While we recognise the importance of leadership and a technical leadership role on a team, we also recognise that we are all experts in our profession. Taking autonomy and responsibility away from the team can destroy cohesion within the group and is a recipe for disaster. It is therefore important that the team collectively owns the technical solution and the delivery of any system. This value also mitigates the risk of any single individual putting a project at risk when moving on.
Software delivers little to no value unless it is deployed and running in production, with real users using it. We therefore need to understand how the production environments work, what monitoring is in place and how our software is deployed to production. By understanding the existing processes for monitoring and maintaining software in production, we can ensure that we deliver value to our customers and avoid problems at what is traditionally the most stressful time of a project.
We value the use of rigorous software development techniques that provide fast feedback and assurance that our code works in the way we expect it to. Where others may rely on wishful thinking and assumptions, we strive to prove our design theories are correct using pragmatic, lightweight tests.

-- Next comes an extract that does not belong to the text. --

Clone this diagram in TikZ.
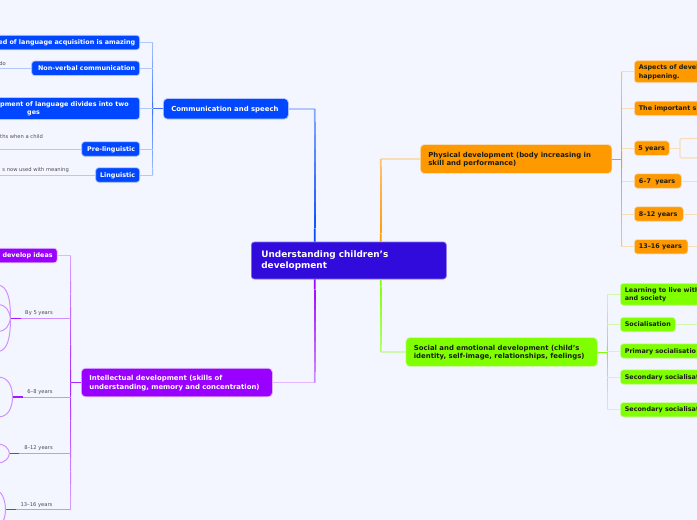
\documentclass[tikz,border=0pt]{standalone}
\usepackage{fontspec}
\setmainfont{DejaVu Sans}
\usetikzlibrary{calc}
\definecolor{pagebg}{HTML}{F4F6FF}
\definecolor{cmain}{HTML}{300BDC}
\definecolor{cblue}{HTML}{0047FF}
\definecolor{cbluep}{HTML}{B3C7FF}
\definecolor{cbluem}{HTML}{88ABFF}
\definecolor{cpurp}{HTML}{9900FF}
\definecolor{cpurpp}{HTML}{E0B8FF}
\definecolor{cpurpm}{HTML}{D090FF}
\definecolor{cora}{HTML}{FF9900}
\definecolor{corap}{HTML}{F8DDB8}
\definecolor{coram}{HTML}{FFC272}
\definecolor{cgrn}{HTML}{80FF00}
\definecolor{cgrnp}{HTML}{D2F8B0}
\definecolor{cgrnm}{HTML}{B0FF70}
\definecolor{ctxt}{HTML}{1C1C10}
\tikzset{
  x=1pt,y=-1pt,
  boxbase/.style={rectangle,rounded corners=3pt,line width=0.7pt,inner ysep=0pt,execute at begin node={\rule[-1.5pt]{0pt}{7.5pt}},font=\fontsize{6.4}{8.2}\selectfont\bfseries},
  bigbox/.style={boxbase,rounded corners=4pt,execute at begin node={\rule[-1.5pt]{0pt}{8pt}},font=\fontsize{6.9}{8.8}\selectfont\bfseries,inner xsep=8pt},
  smallbox/.style={boxbase,inner xsep=4.5pt},
  bluebox/.style={fill=cblue,draw=cbluep,text=white},
  purpbox/.style={fill=cpurp,draw=cpurpp,text=white},
  orabox/.style={fill=cora,draw=corap,text=ctxt},
  grnbox/.style={fill=cgrn,draw=cgrnp,text=ctxt},
  mainbox/.style={rectangle,rounded corners=3pt,fill=cmain,draw=cmain!60!white,line width=0.7pt,text=white,inner xsep=10pt,inner ysep=0pt,execute at begin node={\rule[-2pt]{0pt}{9pt}},font=\fontsize{8.9}{11}\selectfont\bfseries},
  lab/.style={inner sep=0pt,text=black!70,font=\fontsize{5.2}{6}\selectfont},
  pale/.style={line width=1pt},
  trunk/.style={line width=1.7pt}
}
\newcommand\gradseg[5]{%
  \foreach \i in {0,...,9}{%
    \pgfmathtruncatemacro\pct{(\i+0.5)*10}%
    \pgfmathsetmacro\ta{\i/10}%
    \pgfmathsetmacro\tb{(\i+1)/10}%
    \draw[line width=#5,color=#4!\pct!#3] ($(#1)!\ta!(#2)$) -- ($(#1)!\tb!(#2)$);%
  }%
}
\begin{document}
\begin{tikzpicture}
\useasboundingbox (0,0) rectangle (697,520);
\fill[pagebg] (0,0) rectangle (697,520);
\begin{scope}
\clip (0,0) rectangle (697,520);
% centre
\node[mainbox,anchor=west,text width=175pt,align=flush left,minimum height=37pt] (central) at (251,260.5) {Understanding children’s\\development};
% main branches
\node[bigbox,bluebox,anchor=west,text width=109pt,align=flush left,minimum height=20.5pt] (comm) at (163,108.8) {Communication and speech};
\node[bigbox,purpbox,anchor=west,text width=175pt,align=flush left,minimum height=28.5pt] (intel) at (81,382.5) {Intellectual development (skills of\\understanding, memory and concentration)};
\node[bigbox,orabox,anchor=west,text width=175.5pt,align=flush left,minimum height=29pt] (phys) at (420,159) {Physical development (body increasing in\\skill and performance)};
\node[bigbox,grnbox,anchor=west,text width=175.5pt,align=flush left,minimum height=29pt] (soc) at (405.5,352) {Social and emotional development (child’s\\identity, self-image, relationships, feelings)};
% blue children
\node[smallbox,bluebox,anchor=east,text width=170pt,align=flush right,minimum height=14.5pt] (b1) at (140,42.5) {ed of language acquisition is amazing};
\node[smallbox,bluebox,anchor=east,text width=99pt,align=flush right,minimum height=14.5pt] (b2) at (140,68.3) {Non-verbal communication};
\node[smallbox,bluebox,anchor=east,text width=170pt,align=flush right,minimum height=22pt] (b3) at (140,108.4) {pment of language divides into two\rule{6.5pt}{0pt}\\ges\rule{95.2pt}{0pt}};
\node[smallbox,bluebox,anchor=east,text width=49pt,align=flush right,minimum height=14.5pt] (b4) at (140,149) {Pre-linguistic};
\node[smallbox,bluebox,anchor=east,text width=35pt,align=flush right,minimum height=14.5pt] (b5) at (140,175) {Linguistic};
\node[lab,anchor=east] (bl2) at (6,63.5) {do};
\node[lab,anchor=east] (bl4) at (43,137) {ths when a child};
\node[lab,anchor=east] (bl5) at (69,170.5) {s now used with meaning};
\coordinate (bf2) at (-2,68.3);
\coordinate (bf4) at (-2,149);
\coordinate (bf5) at (-2,175);
% purple children
\node[smallbox,purpbox,anchor=east,text width=100pt,align=flush right,minimum height=14.5pt] (p1) at (57.5,255.5) {l develop ideas};
\node[lab] (pl1) at (39,313) {By 5 years};
\node[lab] (pl2) at (40,392) {6–8 years};
\node[lab] (pl3) at (38.5,448.2) {8–12 years};
\node[lab] (pl4) at (36.5,505) {13–16 years};
% orange children
\node[smallbox,orabox,anchor=west,text width=120pt,align=flush left,minimum height=22pt] (o1) at (634,71.7) {Aspects of devel\\happening.};
\node[smallbox,orabox,anchor=west,text width=120pt,align=flush left,minimum height=14.5pt] (o2) at (634,108.4) {The important s};
\node[smallbox,orabox,anchor=west,inner xsep=4pt,text width=27pt,align=flush left,minimum height=14.5pt] (o3) at (634,148.2) {5 years};
\node[smallbox,orabox,anchor=west,text width=38pt,align=flush left,minimum height=14.5pt] (o4) at (634,181) {6–7\ \ years};
\node[smallbox,orabox,anchor=west,text width=40pt,align=flush left,minimum height=14.5pt] (o5) at (634,214) {8–12 years};
\node[smallbox,orabox,anchor=west,text width=44.5pt,align=flush left,minimum height=14.5pt] (o6) at (634,246.7) {13–16 years};
% green children
\node[smallbox,grnbox,anchor=west,text width=120pt,align=flush left,minimum height=22pt] (g1) at (620,294.3) {Learning to live with\\and society};
\node[smallbox,grnbox,anchor=west,text width=46pt,align=flush left,minimum height=14.5pt] (g2) at (620,324.5) {Socialisation};
\node[smallbox,grnbox,anchor=west,text width=120pt,align=flush left,minimum height=14.5pt] (g3) at (620,351) {Primary socialisatio};
\node[smallbox,grnbox,anchor=west,text width=120pt,align=flush left,minimum height=14.5pt] (g4) at (620,377) {Secondary socialisat};
\node[smallbox,grnbox,anchor=west,text width=120pt,align=flush left,minimum height=14.5pt] (g5) at (620,409.7) {Secondary socialisat};
% routing points
\coordinate (cB) at (314.7,108.8);
\coordinate (cBe) at (cB |- central.north);
\coordinate (cP) at (314.7,382.5);
\coordinate (cPe) at (cP |- central.south);
\coordinate (cO) at (380.8,159);
\coordinate (cOe) at (cO |- central.north);
\coordinate (cG) at (380.8,352);
\coordinate (cGe) at (cG |- central.south);
% central connectors
\draw[trunk,cbluep] (comm.east) -- (cB);
\gradseg{cB}{cBe}{cbluem}{cblue}{1.7pt}
\draw[trunk,cpurpp] (intel.east) -- (cP);
\gradseg{cP}{cPe}{cpurpm}{cpurp}{1.7pt}
\draw[trunk,corap] (phys.west) -- (cO);
\gradseg{cO}{cOe}{coram}{cora}{1.7pt}
\draw[trunk,cgrnp] (soc.west) -- (cG);
\gradseg{cG}{cGe}{cgrnm}{cgrn}{1.7pt}
% blue bus
\coordinate (bb) at (152.7,108.8);
\foreach \n in {1,...,5}{\coordinate (bb\n) at (bb |- b\n.east);}
\draw[pale,cblue!75!white] (comm.west) -- (bb);
\gradseg{bb}{bb1}{cblue!75!white}{cbluem}{1pt}
\gradseg{bb}{bb5}{cblue!75!white}{cbluem}{1pt}
\foreach \n in {1,...,5}{\draw[pale,cbluep] (b\n.east) -- (bb\n);}
\draw[pale,cbluep] (b2.west) -- (bf2);
\draw[pale,cbluep] (b4.west) -- (bf4);
\draw[pale,cbluep] (b5.west) -- (bf5);
% purple bus
\coordinate (pb) at (70.5,382.5);
\coordinate (pb0) at (70.5,255.5);
\coordinate (pb1) at (70.5,318.3);
\coordinate (pb2) at (70.5,397);
\coordinate (pb3) at (70.5,453.3);
\coordinate (pb4) at (70.5,509.5);
\draw[pale,cpurp!85!white] (intel.west) -- (pb);
\gradseg{pb}{pb0}{cpurp!85!white}{cpurpm}{1pt}
\gradseg{pb}{pb4}{cpurp!85!white}{cpurpm}{1pt}
\draw[pale,cpurpp] (p1.east) -- (pb0);
% purple sub-branches
\coordinate (ps1) at (10.5,318.3);
\coordinate (ps2) at (12.5,397);
\coordinate (ps3) at (9.5,453.3);
\coordinate (ps4) at (5.5,509.5);
\coordinate (pd1) at (20.5,318.3);
\coordinate (pd2) at (23,397);
\coordinate (pd3) at (19,453.3);
\coordinate (pd4) at (16,509.5);
\foreach \n in {1,2,3,4}{
  \draw[pale,cpurpm] (pb\n) -- (ps\n);
  \draw[line width=1.1pt,cpurp!90!white] (ps\n) -- (pd\n);
}
\draw[pale,cpurpm] (ps1) .. controls (10.5,300) and (8,286) .. (-2,285);
\draw[pale,cpurpm] (ps1) .. controls (9,310) and (6,305) .. (-2,304.5);
\draw[pale,cpurpm] (ps1) .. controls (9,326) and (6,331) .. (-2,331.5);
\draw[pale,cpurpm] (ps1) .. controls (10.5,336) and (8,351) .. (-2,351.5);
\draw[pale,cpurpm] (ps2) .. controls (12.5,386) and (8,377) .. (-2,377);
\draw[pale,cpurpm] (ps2) .. controls (12.5,408) and (8,417) .. (-2,417);
\draw[pale,cpurpm] (ps3) .. controls (9,449) and (5,444) .. (-2,444);
\draw[pale,cpurpm] (ps3) .. controls (9,458) and (5,463) .. (-2,463);
\draw[pale,cpurpm] (ps4) .. controls (5.5,501) and (2,492) .. (-2,491);
\draw[pale,cpurpm] (ps4) .. controls (5.5,518) and (2,526) .. (-2,528);
% orange bus
\coordinate (ob) at (621.7,159);
\foreach \n in {1,...,6}{\coordinate (ob\n) at (ob |- o\n.west);}
\draw[pale,cora] (phys.east) -- (ob);
\gradseg{ob}{ob1}{cora}{coram}{1pt}
\gradseg{ob}{ob6}{cora}{coram}{1pt}
\foreach \n in {1,...,6}{\draw[pale,corap] (o\n.west) -- (ob\n);}
\coordinate (ob3r) at (680,148.2);
\coordinate (of3a) at (699,138.5);
\coordinate (of3b) at (699,158);
\draw[pale,corap] (o3.east) -- (ob3r);
\draw[line width=1.3pt,corap,rounded corners=1.5pt] (of3a) -- (ob3r |- of3a) -- (ob3r |- of3b) -- (of3b);
\coordinate (of4) at (699,181);
\coordinate (of5) at (699,214);
\coordinate (of6) at (699,246.7);
\foreach \n in {4,5,6}{\draw[pale,corap] (o\n.east) -- (of\n);}
% green bus
\coordinate (gb) at (607.3,352);
\foreach \n in {1,...,5}{\coordinate (gb\n) at (gb |- g\n.west);}
\draw[pale,cgrn] (soc.east) -- (gb);
\gradseg{gb}{gb1}{cgrn}{cgrnp}{1pt}
\gradseg{gb}{gb5}{cgrn}{cgrnp}{1pt}
\foreach \n in {1,...,5}{\draw[pale,cgrnp] (g\n.west) -- (gb\n);}
\coordinate (gf2) at (699,324.5);
\draw[pale,cgrnp] (g2.east) -- (gf2);
\end{scope}
\end{tikzpicture}
\end{document}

This value encompasses our wider development processes, too – for example, frequently demoing to our customer to verify that we are building the right thing.
Everything we do is delivered with a healthy dose of pragmatism. This does not mean that we will sacrifice our other values for expediency, but it does mean we avoid hard and fast rules that offer little return for disproportionate cost.
Above all, we’re a company of grown-ups – and this is borne out in how we work with our clients.
First impressions count. We care much more about what we deliver to clients, than what it looks like we’re delivering – but it takes time to gain trust, and we want every engagement to demonstrate how great what we do is.
It’s not about literally wearing shiny shoes each day; it’s about remembering that impressions count. We remain aware of the impression we give to others when representing Equal Experts – whether they be our immediate clients, wider stakeholders, or suppliers from other consultancies. And we avoid doing anything that may appear to be wasteful.
Respect is so incredibly important – it’s the most basic, fundamental aspect of any healthy relationship. We never forget this.
We respect the now: the client team and environment, EE colleagues and other suppliers.
We respect the past: our previous clients, past methods (eg. Waterfall), the history of projects before our time.
We respect the future: our client’s vision, and our leaving legacy.
We’re not interested in filling seats for the sake of it – we’d rather not have people billing at all, than have them just “doing the hours”.
However, it’s our responsibility to be valuable – not our client’s. So we look at the wider context of everything we do to ensure we’re really adding value. If we ever realise we are not, we will flag it and find a way to do something useful (and if we can’t, we take a grown-up attitude to leaving the engagement – in a way that’s mutually agreed).
When working with a client we seek to ‘feel their pain’. Only by genuinely understanding a problem can we help to eliminate it.
Once we do feel the pain, we focus on putting things right. We seek to do the right thing by our clients not just because it’s the right thing to do – acting with integrity is the best way to continue our success and provide real value.